Selected works include Bloom (a winner at the 2013 Write Now Festival and winner of the 2013 Aurand Harris Memorial Playwriting Award), February (shortlisted for the 2007 Royal Court Young Writers Festival), Drive-Thru Nativity, CARE, and the collaborative projects EMBERS: The Flint Fires Verbatim Theatre Project, State of Emergency and The Most [Blank] City in America. His plays have been featured or produced nationally at the Write Now Festival, the New England Theatre Conference, and Flint Youth Theatre, and internationally at the Blue Elephant Theatre and the Hampstead Theatre in London. Andrew previously taught playwriting at the University of Michigan-Flint and served as the Region III Chair of the Kennedy Center American College Theatre Festival (KCACTF) National Playwriting Program from 2017 to 2020, after which he received the KCACTF Gold Medallion Award, one of the highest honors in theatre education.
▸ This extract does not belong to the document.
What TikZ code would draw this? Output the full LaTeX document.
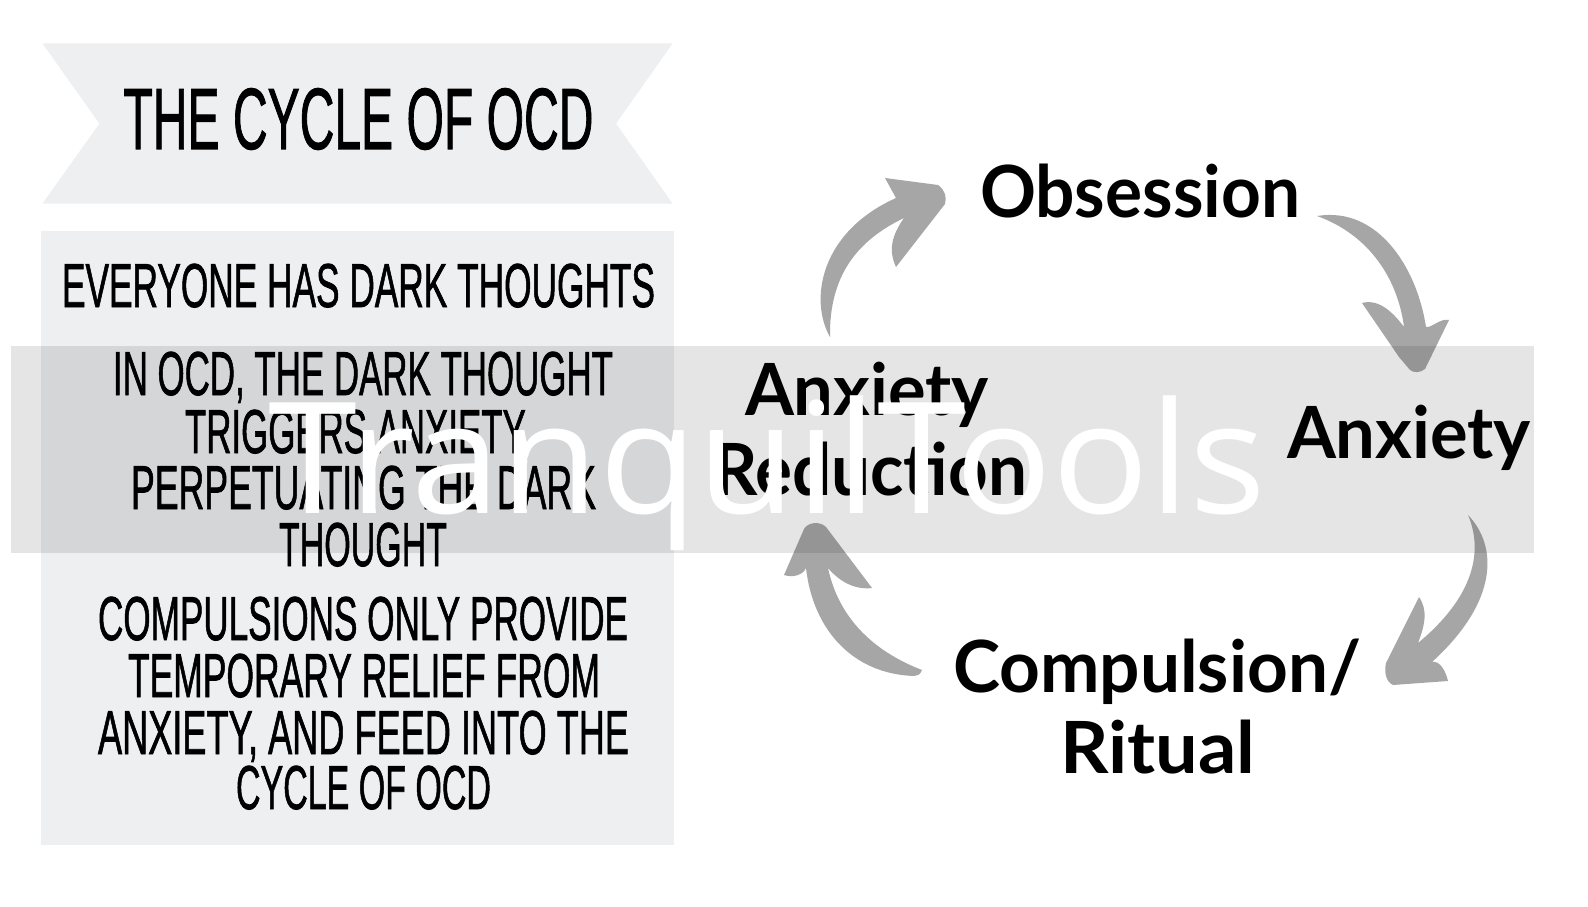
\documentclass[tikz,border=0pt]{standalone}
\usepackage{fontspec}
\usepackage{graphicx}
\setmainfont{Liberation Sans}
\newfontfamily\condfont[FakeBold=1.4]{Liberation Sans}
\newfontfamily\lblfont{Lato}
\newfontfamily\wmfont{Open Sans}
\newcommand{\fitw}[2]{\resizebox{#1pt}{\height}{#2}}
\definecolor{panel}{HTML}{EEEFF1}
\definecolor{arrowgrey}{HTML}{A6A6A6}
\tikzset{
  x=1pt,y=-1pt,
  condtext/.style={anchor=base west,inner sep=0pt,outer sep=0pt,text=black,font=\condfont\fontsize{62}{62}\selectfont},
  titletext/.style={condtext,font=\condfont\fontsize{87}{87}\selectfont},
  cyclelabel/.style={anchor=base west,inner sep=0pt,outer sep=0pt,text=black,font=\lblfont\bfseries\fontsize{72}{72}\selectfont},
  blockarrow/.style={fill=arrowgrey,draw=none},
}
\begin{document}
\begin{tikzpicture}
\useasboundingbox (0,0) rectangle (1588,907);
\fill[white] (0,0) rectangle (1588,907);
% banner and panel
\fill[panel] (42.5,43.5) -- (672.5,43.5) -- (616,123.6) -- (672.5,203.5) -- (42.5,203.5) -- (99.5,123.6) -- cycle;
\fill[panel] (41,231) rectangle (674,845);
% left text
\node[titletext] (title) at (123.5,149) {\fitw{470}{THE CYCLE OF OCD}};
\node[condtext] (l1) at (62,307) {\fitw{593}{EVERYONE HAS DARK THOUGHTS}};
\node[condtext] (l2) at (113,395) {\fitw{500}{IN OCD, THE DARK THOUGHT}};
\node[condtext] (l3) at (185,453) {\fitw{346}{TRIGGERS ANXIETY,}};
\node[condtext] (l4) at (131,509) {\fitw{465}{PERPETUATING THE DARK}};
\node[condtext] (l5) at (279,566) {\fitw{168}{THOUGHT}};
\node[condtext] (l6) at (98,640) {\fitw{530}{COMPULSIONS ONLY PROVIDE}};
\node[condtext] (l7) at (128,697) {\fitw{472}{TEMPORARY RELIEF FROM}};
\node[condtext] (l8) at (98,754) {\fitw{531}{ANXIETY, AND FEED INTO THE}};
\node[condtext] (l9) at (236,809) {\fitw{255}{CYCLE OF OCD}};
% arrows
\fill[blockarrow] (830,337) .. controls (809,300) and (820,232) .. (896,198)
  -- (885,178) -- (938,185) .. controls (945,190) and (947,197) .. (945,204)
  -- (896,267) .. controls (888,250) and (892,235) .. (904,218)
  .. controls (858,240) and (829,275) .. (830,337) -- cycle;
\fill[blockarrow] (1317,216) .. controls (1378,206) and (1417,268) .. (1426,327)
  .. controls (1432,328) and (1440,318) .. (1449,320) -- (1425,369)
  .. controls (1420,373) and (1414,373) .. (1410,370) -- (1399,357)
  -- (1362,303) .. controls (1380,298) and (1395,315) .. (1404,327)
  .. controls (1398,280) and (1370,235) .. (1317,216) -- cycle;
\fill[blockarrow] (1468,515) .. controls (1497,545) and (1500,600) .. (1432,662)
  .. controls (1440,660) and (1446,672) .. (1448,681) -- (1393,685)
  .. controls (1386,682) and (1384,672) .. (1386,663)
  -- (1419,597) .. controls (1428,610) and (1425,625) .. (1418,643)
  .. controls (1470,600) and (1485,555) .. (1468,515) -- cycle;
\fill[blockarrow] (922,670) .. controls (920,675) and (917,676) .. (914,676)
  .. controls (853,674) and (813,630) .. (806,568)
  .. controls (803,575) and (793,578) .. (784,575) -- (804,529)
  .. controls (808,522) and (820,521) .. (826,527)
  -- (872,588) .. controls (855,590) and (840,582) .. (828,568)
  .. controls (838,615) and (870,650) .. (922,670) -- cycle;
% cycle labels
\node[cyclelabel] (obs) at (980,217) {\fitw{320}{Obsession}};
\node[cyclelabel] (anx) at (1287,458) {\fitw{244}{Anxiety}};
\node[cyclelabel] (red1) at (745,415) {\fitw{244}{Anxiety}};
\node[cyclelabel] (red2) at (713,495) {\fitw{314}{Reduction}};
\node[cyclelabel] (comp) at (953,692) {\fitw{408}{Compulsion/}};
\node[cyclelabel] (rit) at (1060,773) {\fitw{195}{Ritual}};
% watermark band
\fill[black,opacity=0.1] (11,346) rectangle (1534,553);
\node[anchor=base west,inner sep=0pt,text=white,font=\wmfont\fontsize{155}{155}\selectfont] (wm) at (268,513) {\fitw{998}{TranquilTools}};
\end{tikzpicture}
\end{document}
Originally from the UK, Andrew has a master’s degree in cross-sectoral and community arts from Goldsmiths College-The University of London. While living in London he worked with several educational theatre companies and served as the education officer at the Blue Elephant Theatre, where he ran the Young People's Theatre and the Speak Out! Forum Theatre project.
Andrew is currently based in Detroit, where he is a program manager for TimeSlips, an award-winning international nonprofit that promotes creative engagement techniques for older adults and their caregivers. He also works as a teaching artist and facilitator with a variety of social service and arts organizations including University Musical Society at the University of Michigan, the Ennis Center for Children, and the Detroit Phoenix Center, and was recently named a 2020 Kresge Artist Fellow.
His current project, Sofa Stories, created with young people who have experienced homelessness, was presented in multiple spaces in Detroit in 2021. Short films and additional in-person performances of the project are currently in development.
His play Bloom is available for purchase and licensing through Dramatic Publishing, Inc.